Thursday, May 31, 2007

Do I Have A Sign On My Back?

I never knew what a cultural icon the movie RV has become, nor did I realize the impact that this one movie has had on people’s psyche. Every time I tell someone that we purchased an RV they ask if I had seen the movie first, as if it were a pre-requisite for RV ownership. The second thing that is striking to me is that everyone that I know is completely surprised that we have done this. No one who knows us can picture me behind the wheel of a 36 foot behemoth, nor can they see me comfortably rubbing elbows with the RV crowd in some out of the way Midwestern campground. I am now convinced that most of our friends fully expect that we will encounter a very similar set of problems as those experienced by actor Robin Williams in the movie and so they are anxiously yearning to keep up with the intimate details our cross country excursion. Initially I was pretty confident about this little endeavor. However I must admit that as our departure time nears; I am beginning to feel like the kid who has been walking around school all day with an “I’m Stupid” sign taped to his back. Is it possible that all of these people know something that I don’t? Now I admit that I am no Indiana Jones but I don’t think that I am the Billy Crystal character in City Slickers either…I mean at least I’m taller than Billy Crystal.

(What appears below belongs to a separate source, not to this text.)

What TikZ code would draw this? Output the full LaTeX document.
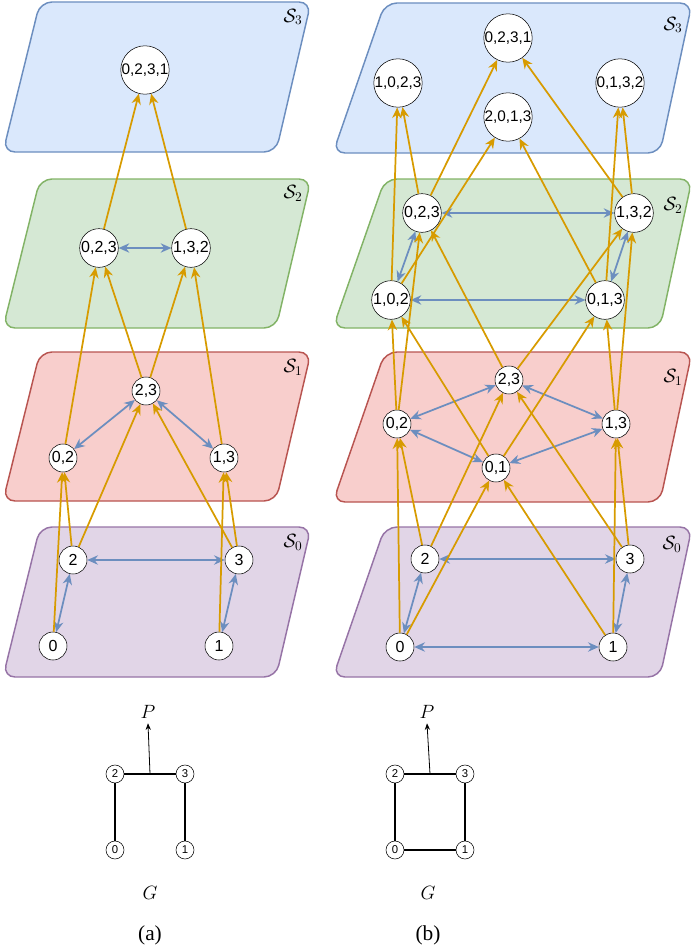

Today however, I have decided that enough is enough. From this day forward I am going to ignore the comical smirks and high fives of those who think that this will be a similarly humorous and ill fated journey and I am going to forget those comments which link our maiden voyage to that of the original Big Rolling Turd in the RV movie. As if by magic, I have a new found resolve and am certain that this will be a tremendously successful trip. When you look at the facts, it is obvious that we are well informed, well prepared, and that this trip be gloriously successful? I have read all the books (at least partially), I am fairly smart (don’t ask my wife), reasonably athletic (not that fat) and most importantly, I am in possession of a tremendous amount of outdoor survival experience, with skills that have been finely honed through numerous car camping excursions with my son’s Cub Scout den. Skeptics beware; the journey begins in less than three weeks.

Thursday, May 3, 2007

Fond Memories of Youth

Time is short as our cross country trip is rapidly approaching. So much to do, so little time. If purchasing an RV wasn't enough, I also bought an old jeep...a 1993 wrangler I think...you know, to tow behind the turd. I got a fixer upper, one with character and muscle (can you say cheap?). So along with planning for our expedition, purchasing items essential for our endeavour, I am also trying like hell to make sure this new money pit will be up to the task at hand. It needed a new this...and a new that...I have to replace this...and I have to replace that, when it is all said and done I should have bought new! I am going to file this in the "it must have sounded good at the time" file.
Let me give you a little bit of advise; don't let a romantic notion or a faulty memory fool you. By purchasing this Jeep I convinced myself that I was going to return back to the days of my youth, when as a boy I would work with my dad on his old truck. Now that I have this wonderful old clunker, I realize how little I actually remember about working on old cars and I am not even sure my dad had a truck. Hindsight being what it is, apparently the only meaningful thing that I have ever built with my hands were structures made entirely from beer cans, candy wrappers and playing cards. So much for fond memories.

Tuesday, May 1, 2007

Hello

Have you ever found yourself watching people? You know, casually observing the habits and actions of others in public? I personally find it very enjoyable, kind of comical really. Like the guy who installs an above ground swimming pool in his back yard, only to try and convince himself that it looks as good as the real thing. People do some really funny stuff, if you just take the time to watch. So I can only imagine those who have observed me over the past 3 months or so. As a 40-something year old male with a wife and a couple of kids, I am firmly rooted in the throws of middle age. The problem is that while others in my position are blowing cash on Little Red Corvettes or Harley Davidson motorcycles, futilely trying to come to grips with their mid-life crisis, I have gone out and purchased the penultimate in retirement fun…the infamous recreational vehicle or RV. So this summer instead of cruising the back roads with the top down or feeling the warm wind in my face as I balance on a new chopper, I will be donning a captains cap like Robert Deniro in Meet the Fockers, avoiding messy fecal fountains like Robin Williams in RV, while traveling the countryside trying to convince myself that it looks as good as the real thing. My wife god bless her, is being a good sport about it all. I know that she is eagerly anticipating this “trip of a lifetime” enthusiastically pondering a future on the open road in a 36 foot rolling tube. You never know how difficult life can be until you try to sell your spouse on the merits of an Oklahoma KOA. This blog is going to be our record of this monumental family vacation. It will be a living document, recording our trials and tribulations…our victories big and small. I know that those who read this blog will think that I stole the title “The Big Rolling Turd” from the previously mentioned movie RV. Actually, it is in honor of my youngest son who you would have to know to understand.